ECLI:NL:RBDHA:2025:7245
Rechtbank Den Haag
- Eerste aanleg - enkelvoudig
- Rechtspraak.nl
Beroep tegen WOZ-beschikking ongegrond verklaard
In deze zaak heeft de Rechtbank Den Haag op 28 februari 2025 uitspraak gedaan in een geschil over de waarde van een onroerende zaak, gelegen aan [adres 1] te [woonplaats]. De belanghebbende, vertegenwoordigd door zijn gemachtigde D. van der Locht, had bezwaar gemaakt tegen de WOZ-beschikking van de heffingsambtenaar van de gemeente Pijnacker-Nootdorp, die de waarde van de woning op 1 januari 2022 had vastgesteld op € 330.000. De rechtbank heeft het beroep ongegrond verklaard, na een zitting op 17 januari 2025 waar de gemachtigde en de heffingsambtenaar aanwezig waren.
De rechtbank overwoog dat de heffingsambtenaar voldoende aannemelijk had gemaakt dat de vastgestelde waarde niet te hoog was. De belanghebbende betoogde dat de vergelijkingsobjecten niet goed vergelijkbaar waren vanwege de afstand van 1,5 kilometer, maar de rechtbank oordeelde dat deze afstand niet significant was en dat de vergelijkingsobjecten zich binnen dezelfde dorpskern bevonden. Daarnaast voerde de belanghebbende aan dat er onvoldoende rekening was gehouden met de onderhoudstoestand van de woning, maar de rechtbank vond dat de heffingsambtenaar dit voldoende had weerlegd met het ingebrachte taxatierapport.
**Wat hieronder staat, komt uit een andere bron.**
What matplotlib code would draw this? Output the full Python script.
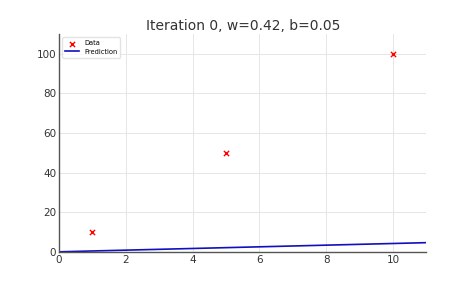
import numpy as np
import matplotlib
matplotlib.use("Agg")
import matplotlib.pyplot as plt

# data points and current model params
x_data = [1, 5, 10]
y_data = [10, 50, 100]
w, b = 0.42, 0.05
iteration = 0

x_line = np.array([0, 11])
y_line = w * x_line + b

fig = plt.figure(figsize=(4.74, 2.84), dpi=100)
ax = fig.add_axes([0.1245, 0.113, 0.775, 0.767])

ax.scatter(x_data, y_data, marker="x", color="red", s=14, linewidths=1.0, label="Data", zorder=3)
ax.plot(x_line, y_line, color="#1010c0", linewidth=1.2, label="Prediction")

ax.set_xlim(0, 11)
ax.set_ylim(0, 110)
ax.set_xticks([0, 2, 4, 6, 8, 10])
ax.set_yticks([0, 20, 40, 60, 80, 100])
ax.grid(color="#e6e6e6", linewidth=0.7)
ax.set_axisbelow(True)
for s in ["top", "right"]:
    ax.spines[s].set_visible(False)
for s in ["left", "bottom"]:
    ax.spines[s].set_color("#555555")
    ax.spines[s].set_linewidth(1.0)
ax.tick_params(length=0, labelsize=7.5, colors="#333333", pad=2)

ax.set_title(f"Iteration {iteration}, w={w}, b={b}", fontsize=10, color="#333333", pad=3)
ax.legend(loc="upper left", fontsize=4.8, frameon=True, edgecolor="#dddddd",
          handlelength=2.0, borderpad=0.45, labelspacing=0.35)

fig.savefig("out.png", dpi=100)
Uiteindelijk concludeerde de rechtbank dat het beroep ongegrond was en dat er geen aanleiding was voor een proceskostenveroordeling. De uitspraak is openbaar uitgesproken en partijen zijn geïnformeerd over de mogelijkheid om binnen zes weken hoger beroep in te stellen bij het gerechtshof Den Haag.